20 Other cases were cited in argument, but in my opinion they do not bear closely on the present case. Applying the principles and discretionary factors set out in the passages cited above, I have decided that a reinstatement order should be made.


21 Here the reinstatement of the Company will permit Mr Tyrrell to exercise the statutory rights with respect to apportionment that he would have if the Company had not been deregistered. In the absence of a reinstatement order he will not be able to do so. That would be unjust to him, in my opinion. The Company will be formally prejudiced in the sense that it will be exposed to the making of an apportionment order against it but if that occurs, it will be through the operation of the apportionment legislation and for the purpose of giving effect to the underlying legislative policy. The Owners Corporation should not be permitted to rely on the deregistration of the company so as to achieve the collateral outcome of protecting itself against the apportionment of liability in a building claim that s 109ZJ ordains. The reinstatement is likely to initiate a chain of events that will probably include Mr Tyrrell's cross-claims against the Company, and possibly a decision by the District Court apportioning liability between Mr Tyrrell and the Company. If those events occur, in all probability the Owners Corporation will be unable to recover that part of the judgment that is apportioned to the Company (there is no evidence as to whether the Company will be able to have recourse to any insurance). But in my opinion that outcome is not relevantly unjust to the Owners Corporation so as to dissuade the Court from ordering reinstatement. It is the consequence of the application of legislative policy as to apportionment of liability.

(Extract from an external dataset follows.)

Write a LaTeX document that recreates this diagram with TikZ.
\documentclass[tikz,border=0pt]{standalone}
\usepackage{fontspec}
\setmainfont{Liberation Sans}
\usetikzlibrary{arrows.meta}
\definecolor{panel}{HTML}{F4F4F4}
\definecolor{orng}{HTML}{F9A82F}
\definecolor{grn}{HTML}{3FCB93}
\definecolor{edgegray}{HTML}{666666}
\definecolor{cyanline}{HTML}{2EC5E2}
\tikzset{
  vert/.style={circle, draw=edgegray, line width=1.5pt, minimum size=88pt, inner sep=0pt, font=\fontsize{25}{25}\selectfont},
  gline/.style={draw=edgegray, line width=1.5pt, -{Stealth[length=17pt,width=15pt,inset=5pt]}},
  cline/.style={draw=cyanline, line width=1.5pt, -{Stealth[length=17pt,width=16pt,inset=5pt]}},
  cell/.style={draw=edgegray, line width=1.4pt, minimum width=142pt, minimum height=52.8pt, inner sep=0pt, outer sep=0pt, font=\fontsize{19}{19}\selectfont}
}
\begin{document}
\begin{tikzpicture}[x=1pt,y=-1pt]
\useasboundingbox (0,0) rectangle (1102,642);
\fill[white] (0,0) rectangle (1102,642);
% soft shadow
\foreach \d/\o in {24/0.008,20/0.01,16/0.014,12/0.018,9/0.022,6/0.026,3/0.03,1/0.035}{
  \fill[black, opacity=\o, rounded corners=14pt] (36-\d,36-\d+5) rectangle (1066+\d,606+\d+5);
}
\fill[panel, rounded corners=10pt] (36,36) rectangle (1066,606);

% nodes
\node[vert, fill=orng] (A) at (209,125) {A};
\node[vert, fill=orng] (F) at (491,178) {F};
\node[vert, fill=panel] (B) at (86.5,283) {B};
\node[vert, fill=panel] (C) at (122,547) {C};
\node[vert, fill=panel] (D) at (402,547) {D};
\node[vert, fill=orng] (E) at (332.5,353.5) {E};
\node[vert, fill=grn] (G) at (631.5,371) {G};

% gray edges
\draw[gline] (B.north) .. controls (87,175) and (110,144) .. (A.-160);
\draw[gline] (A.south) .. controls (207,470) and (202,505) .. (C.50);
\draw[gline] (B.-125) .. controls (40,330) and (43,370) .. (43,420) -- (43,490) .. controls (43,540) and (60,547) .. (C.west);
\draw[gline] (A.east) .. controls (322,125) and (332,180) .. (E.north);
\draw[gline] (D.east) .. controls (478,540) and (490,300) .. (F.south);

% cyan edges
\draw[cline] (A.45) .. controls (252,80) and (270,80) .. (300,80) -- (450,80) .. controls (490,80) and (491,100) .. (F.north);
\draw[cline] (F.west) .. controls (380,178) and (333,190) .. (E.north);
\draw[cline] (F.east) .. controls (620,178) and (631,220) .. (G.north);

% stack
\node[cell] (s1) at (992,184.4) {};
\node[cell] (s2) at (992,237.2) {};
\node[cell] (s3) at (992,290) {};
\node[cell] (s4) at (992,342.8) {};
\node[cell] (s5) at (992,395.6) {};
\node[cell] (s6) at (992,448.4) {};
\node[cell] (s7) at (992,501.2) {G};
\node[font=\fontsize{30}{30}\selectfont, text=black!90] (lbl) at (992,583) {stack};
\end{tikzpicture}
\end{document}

22 Counsel for the Owners Corporation submitted that there was potentially further prejudice to his client as follows:

(a) the costs incurred by the Owners Corporation in winding up the Company, which may not have been incurred if Mr Tyrrell had promptly raised the apportionment claim;

(b) costs incurred by potentially having to adduce further evidence to deal with the apportionment claim in the District Court proceedings, which may not be recoverable in so far as the Company is liable for them; and

(c) the possibility of evidence relevant to the apportionment claim no longer being available by reason of the delay by Mr Tyrrell in bringing the reinstatement application and the apportionment claim.

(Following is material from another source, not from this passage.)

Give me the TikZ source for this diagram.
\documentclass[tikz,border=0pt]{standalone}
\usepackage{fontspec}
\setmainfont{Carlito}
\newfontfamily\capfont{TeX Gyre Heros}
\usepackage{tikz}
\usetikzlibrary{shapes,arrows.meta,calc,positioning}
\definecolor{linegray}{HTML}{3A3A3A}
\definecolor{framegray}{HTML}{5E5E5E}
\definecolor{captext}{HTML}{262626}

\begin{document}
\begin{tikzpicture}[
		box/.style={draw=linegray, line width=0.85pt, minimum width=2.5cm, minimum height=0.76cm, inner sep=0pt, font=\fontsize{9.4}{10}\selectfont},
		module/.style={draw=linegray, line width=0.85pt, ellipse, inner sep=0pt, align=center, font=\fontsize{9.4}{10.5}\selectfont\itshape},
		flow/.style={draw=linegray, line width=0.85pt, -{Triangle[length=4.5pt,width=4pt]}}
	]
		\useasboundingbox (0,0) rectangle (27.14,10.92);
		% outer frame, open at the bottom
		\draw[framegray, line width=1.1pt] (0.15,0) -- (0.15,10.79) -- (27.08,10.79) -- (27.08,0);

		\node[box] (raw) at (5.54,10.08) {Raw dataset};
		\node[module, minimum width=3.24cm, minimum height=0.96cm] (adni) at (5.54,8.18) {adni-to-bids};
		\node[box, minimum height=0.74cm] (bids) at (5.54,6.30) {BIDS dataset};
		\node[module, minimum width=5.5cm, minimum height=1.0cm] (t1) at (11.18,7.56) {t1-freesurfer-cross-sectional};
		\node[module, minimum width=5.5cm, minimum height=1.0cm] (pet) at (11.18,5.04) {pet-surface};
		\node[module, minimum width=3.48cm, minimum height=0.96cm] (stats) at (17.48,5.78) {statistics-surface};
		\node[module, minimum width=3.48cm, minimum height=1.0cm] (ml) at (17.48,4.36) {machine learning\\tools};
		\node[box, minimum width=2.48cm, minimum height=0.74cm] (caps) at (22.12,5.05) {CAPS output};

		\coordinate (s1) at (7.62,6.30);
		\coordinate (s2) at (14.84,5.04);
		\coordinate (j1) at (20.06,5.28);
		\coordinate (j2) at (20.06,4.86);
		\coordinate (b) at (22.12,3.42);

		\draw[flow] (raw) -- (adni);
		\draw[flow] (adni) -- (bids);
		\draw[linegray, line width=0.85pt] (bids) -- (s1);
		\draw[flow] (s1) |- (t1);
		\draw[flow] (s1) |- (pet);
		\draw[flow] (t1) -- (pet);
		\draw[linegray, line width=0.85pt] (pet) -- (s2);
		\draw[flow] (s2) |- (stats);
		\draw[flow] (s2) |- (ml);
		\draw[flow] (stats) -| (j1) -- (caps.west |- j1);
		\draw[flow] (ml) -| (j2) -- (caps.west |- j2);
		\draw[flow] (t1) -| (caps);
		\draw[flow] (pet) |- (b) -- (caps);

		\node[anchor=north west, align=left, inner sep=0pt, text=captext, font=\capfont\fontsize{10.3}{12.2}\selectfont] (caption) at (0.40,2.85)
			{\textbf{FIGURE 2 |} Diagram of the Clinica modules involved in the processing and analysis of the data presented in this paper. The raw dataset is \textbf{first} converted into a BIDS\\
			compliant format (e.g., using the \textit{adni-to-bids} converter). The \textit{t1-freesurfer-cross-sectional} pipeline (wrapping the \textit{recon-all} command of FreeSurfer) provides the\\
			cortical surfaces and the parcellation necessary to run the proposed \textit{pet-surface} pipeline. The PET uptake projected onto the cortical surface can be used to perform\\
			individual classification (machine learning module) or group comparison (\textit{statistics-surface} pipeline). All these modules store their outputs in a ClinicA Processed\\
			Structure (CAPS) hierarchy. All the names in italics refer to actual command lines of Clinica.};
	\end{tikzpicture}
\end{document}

23 As to (a), it is far from obvious that the Owners Corporation would have suspended the winding up proceedings had the apportionment claim been raised before the winding up. A litigant in the position of the Owners Corporation may well have perceived a forensic advantage in pressing for winding up against one of its opponents. There is no evidence before me on this question.

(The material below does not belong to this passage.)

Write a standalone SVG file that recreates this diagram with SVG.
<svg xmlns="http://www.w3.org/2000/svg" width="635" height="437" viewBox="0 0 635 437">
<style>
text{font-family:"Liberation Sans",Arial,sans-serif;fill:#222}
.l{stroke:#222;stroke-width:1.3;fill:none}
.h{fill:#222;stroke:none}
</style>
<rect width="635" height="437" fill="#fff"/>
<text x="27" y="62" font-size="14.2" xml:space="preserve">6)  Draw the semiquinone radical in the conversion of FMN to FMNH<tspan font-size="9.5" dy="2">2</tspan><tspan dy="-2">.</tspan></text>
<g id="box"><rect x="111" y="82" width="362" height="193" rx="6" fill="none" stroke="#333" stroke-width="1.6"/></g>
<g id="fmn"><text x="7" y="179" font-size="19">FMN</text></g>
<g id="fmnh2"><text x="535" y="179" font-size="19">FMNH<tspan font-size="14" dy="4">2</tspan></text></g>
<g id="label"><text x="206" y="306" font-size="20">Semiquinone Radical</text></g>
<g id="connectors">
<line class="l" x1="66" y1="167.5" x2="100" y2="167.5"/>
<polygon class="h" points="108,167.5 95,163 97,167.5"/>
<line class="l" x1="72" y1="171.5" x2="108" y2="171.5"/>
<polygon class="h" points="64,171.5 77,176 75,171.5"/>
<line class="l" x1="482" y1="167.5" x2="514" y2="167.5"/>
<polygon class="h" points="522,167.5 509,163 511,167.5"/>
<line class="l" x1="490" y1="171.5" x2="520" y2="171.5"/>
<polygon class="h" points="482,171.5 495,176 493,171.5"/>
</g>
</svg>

24 As to (b), it does not seem to me to be a matter of prejudice for the plaintiff in a building claim to address the question of apportionment, in circumstances where legislation requires the Court to deal with that question.


25 As to (c), there has been delay on the part of Mr Tyrrell in bringing proceedings for reinstatement, given that the company was deregistered on 20 April 2007 and the present proceedings were filed on 7 April 2008. Substantial and unexplained delay causing prejudice to another party may be sufficient to dissuade the Court from exercising its discretion to make an order under s 601AH(2). Here the asserted prejudice is the possibility that evidence relevant to the apportionment claim may no longer be available by reason of Mr Tyrrell's delay. But there is no evidence before me of any such difficulty.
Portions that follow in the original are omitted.